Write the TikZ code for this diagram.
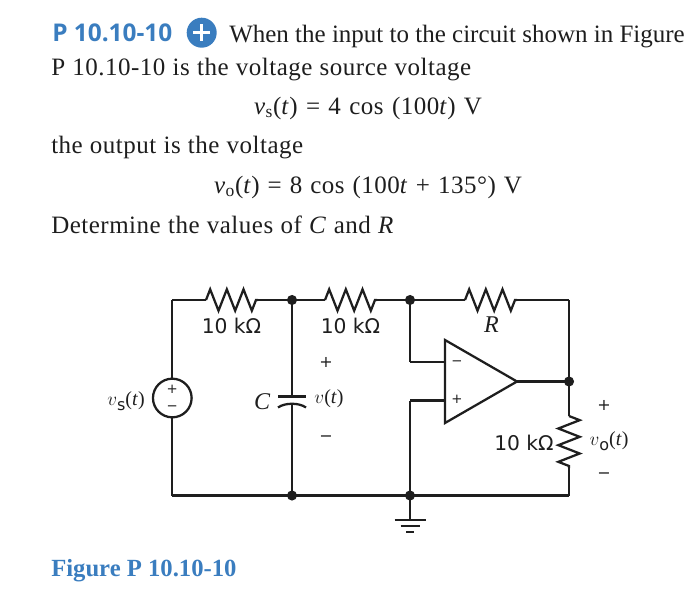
\documentclass[tikz,border=0pt]{standalone}
\usepackage{amsmath}
\usepackage{fontspec}
\setmainfont{Liberation Serif}
\newfontfamily\widefont[LetterSpace=2]{Liberation Serif}
\newfontfamily\headfont{Open Sans}
\newfontfamily\circfont{DejaVu Sans}
\usetikzlibrary{decorations.pathmorphing}
\definecolor{headblue}{HTML}{3A7DBF}
\definecolor{inkgray}{HTML}{1E1E1E}
\tikzset{
	wire/.style={line width=1.7pt,color=inkgray},
	resistor/.style={wire,decorate,decoration={zigzag,segment length=12.5pt,amplitude=8pt}},
	body/.style={anchor=base west,inner sep=0pt,font=\fontsize{18.75}{20}\selectfont,color=inkgray},
	wide/.style={anchor=base west,inner sep=0pt,font=\widefont\fontsize{18.75}{20}\selectfont,color=inkgray},
	eqn/.style={anchor=base,inner sep=0pt,font=\widefont\fontsize{18.75}{20}\selectfont,color=inkgray},
	circ/.style={inner sep=0pt,font=\circfont\fontsize{15.2}{16}\selectfont,color=inkgray},
	sign/.style={inner sep=0pt,font=\circfont\fontsize{12}{14}\selectfont,color=inkgray},
	tiny/.style={inner sep=0pt,font=\circfont\fontsize{10}{10}\selectfont,color=inkgray},
	mathlab/.style={inner sep=0pt,font=\fontsize{15}{16}\selectfont,color=inkgray},
	partlab/.style={inner sep=0pt,font=\fontsize{18}{20}\selectfont\itshape,color=inkgray},
}
\begin{document}
\begin{tikzpicture}[x=0.75pt,y=-0.75pt]
		\useasboundingbox (0,0) rectangle (684,592);
		% text
		\node[anchor=base west,inner sep=0pt,font=\headfont\bfseries\fontsize{18.3}{20}\selectfont,color=headblue] (head) at (52,42) {P 10.10-10};
		\node[circle,fill=headblue,minimum size=22.5pt,inner sep=0pt] (plus) at (201.7,32.7) {};
		\draw[white,line width=2.4pt] (plus.center) ++(-8.5,0) -- ++(17,0);
		\draw[white,line width=2.4pt] (plus.center) ++(0,-8.5) -- ++(0,17);
		\node[body] (line1) at (229,43) {When the input to the circuit shown in Figure};
		\node[wide] (line2) at (51,75) {\makebox[315pt][s]{P 10.10-10 is the voltage source voltage}};
		\node[eqn] (eq1) at (368,114) {\makebox[171pt][s]{\textit{v}\textsubscript{s}(\textit{t}) = 4 cos (100\textit{t}) V}};
		\node[wide] (line3) at (51,153.5) {\makebox[189pt][s]{the output is the voltage}};
		\node[eqn] (eq2) at (368,193) {\makebox[231pt][s]{\textit{v}\textsubscript{o}(\textit{t}) = 8 cos (100\textit{t} + 135°) V}};
		\node[wide] (line4) at (51,233) {\makebox[257pt][s]{Determine the values of \textit{C} and \textit{R}}};
		\node[anchor=base west,inner sep=0pt,font=\bfseries\fontsize{18.5}{20}\selectfont,color=headblue] (caption) at (51,576) {Figure P 10.10-10};

		% circuit
		\coordinate (A) at (172.3,300);
		\coordinate (B) at (292,300);
		\coordinate (C) at (410,300);
		\coordinate (D) at (569,300);
		\coordinate (E) at (172.3,495.5);
		\coordinate (F) at (292,495.5);
		\coordinate (G) at (410,495.5);
		\coordinate (H) at (569,495.5);
		\coordinate (J) at (569,381.5);
		\coordinate (R1a) at (206,300);
		\coordinate (R1b) at (258,300);
		\coordinate (R2a) at (325,300);
		\coordinate (R2b) at (377,300);
		\coordinate (R3a) at (465,300);
		\coordinate (R3b) at (517,300);
		\coordinate (R4a) at (569,416);
		\coordinate (R4b) at (569,468);
		\coordinate (P) at (445,340);
		\coordinate (Q) at (445,423);
		\coordinate (S) at (517,381.5);
		\coordinate (Im) at (445,362);
		\coordinate (Ip) at (445,400.5);
		\coordinate (Cm) at (410,362);
		\coordinate (Cp) at (410,400.5);
		\coordinate (Ca) at (292,396.5);
		\coordinate (Cb) at (292,403.5);
		\coordinate (T) at (410,520);

		\node[circle,draw=inkgray,line width=1.7pt,minimum size=29pt,inner sep=0pt,outer sep=0pt] (vs) at (172.3,398) {};
		\foreach \s/\t in {A/R1a, R1b/B, B/R2a, R2b/C, C/R3a, R3b/D, D/J, J/R4a, R4b/H, H/E, E/vs, vs/A, B/Ca, Cb/F, S/J, G/T, Cp/Ip, C/Cm, Cm/Im, Cp/G} {
			\draw[wire] (\s) -- (\t);
		}
		\foreach \s/\t in {R1a/R1b, R2a/R2b, R3a/R3b, R4a/R4b} {
			\draw[resistor] (\s) -- (\t);
		}
		\draw[wire] (P) -- (Q) -- (S) -- cycle;
		\foreach \point in {B, C, F, G, J} {
			\fill[inkgray] (\point) circle (3.8pt);
		}
		% capacitor
		\draw[wire] (Ca) ++(-14,0) -- ++(28,0);
		\draw[wire] (Cb) ++(-14,4) .. controls (285,402.5) and (299,402.5) .. ++(28,0);
		% ground
		\draw[wire] (T) ++(-15.5,0) -- ++(31,0);
		\draw[wire] (T) ++(-9.5,6) -- ++(19,0);
		\draw[wire] (T) ++(-4,12) -- ++(8,0);

		% labels
		\node[circ] (lab1) at (231.5,326) {10 kΩ};
		\node[circ] (lab2) at (350.5,326) {10 kΩ};
		\node[partlab] (labR) at (491.5,325) {R};
		\node[circ] (lab3) at (524,442.5) {10 kΩ};
		\node[sign] (pv) at (326,362) {+};
		\node[sign] (mv) at (326,439) {−};
		\node[sign] (po) at (604,405) {+};
		\node[sign] (mo) at (604,476) {−};
		\node[tiny] (ps) at (172.3,389) {+};
		\node[tiny] (ms) at (172.3,408) {−};
		\node[tiny] (pi) at (457,399) {+};
		\node[tiny] (mi) at (457,363) {−};
		\node[partlab] (labC) at (262,402) {C};
		\node[mathlab] (labv) at (329,399) {$v$(\textit{t})};
		\node[mathlab] (labvs) at (126,401) {$v$\raisebox{-4pt}{\circfont\fontsize{12}{12}\selectfont s}(\textit{t})};
		\node[mathlab] (labvo) at (609,441) {$v$\raisebox{-4pt}{\circfont\fontsize{12}{12}\selectfont o}(\textit{t})};
\end{tikzpicture}
\end{document}
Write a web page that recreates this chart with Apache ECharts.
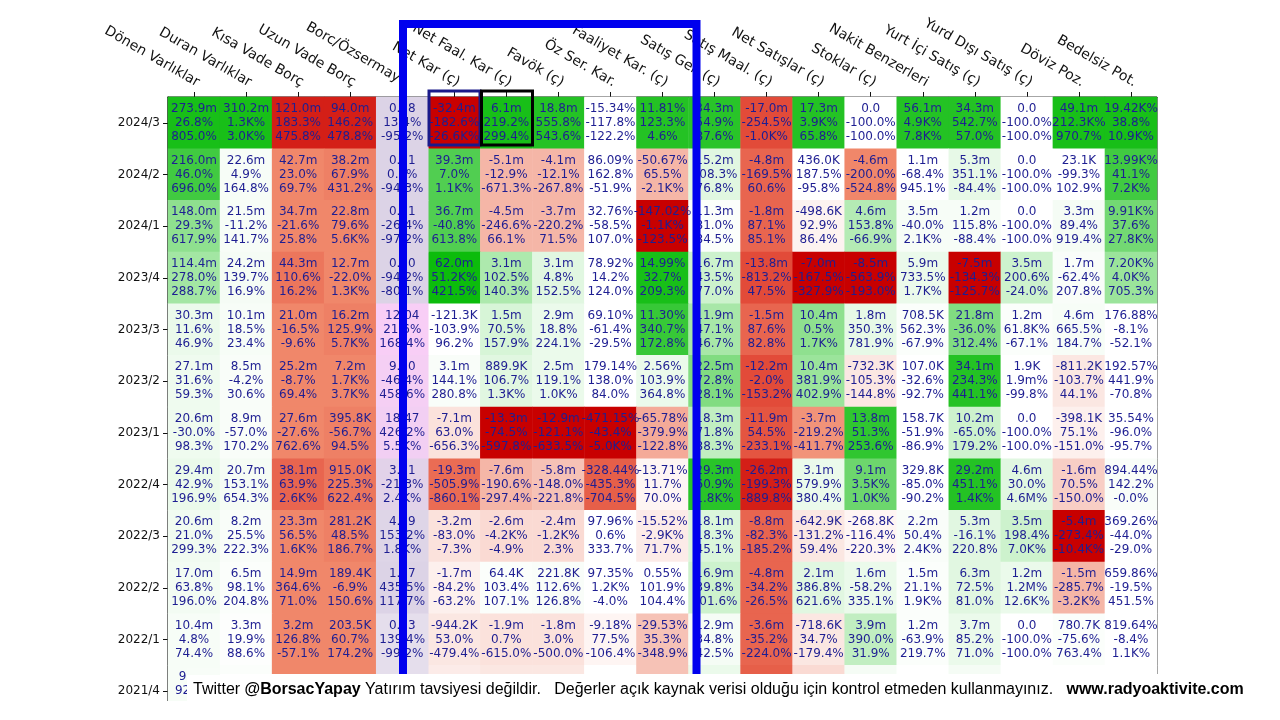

———

(Required task):
Which lines hold the word "Write"? Show each one.

(Problem solution):
Write the TikZ code for this diagram.
Write a web page that recreates this chart with Apache ECharts.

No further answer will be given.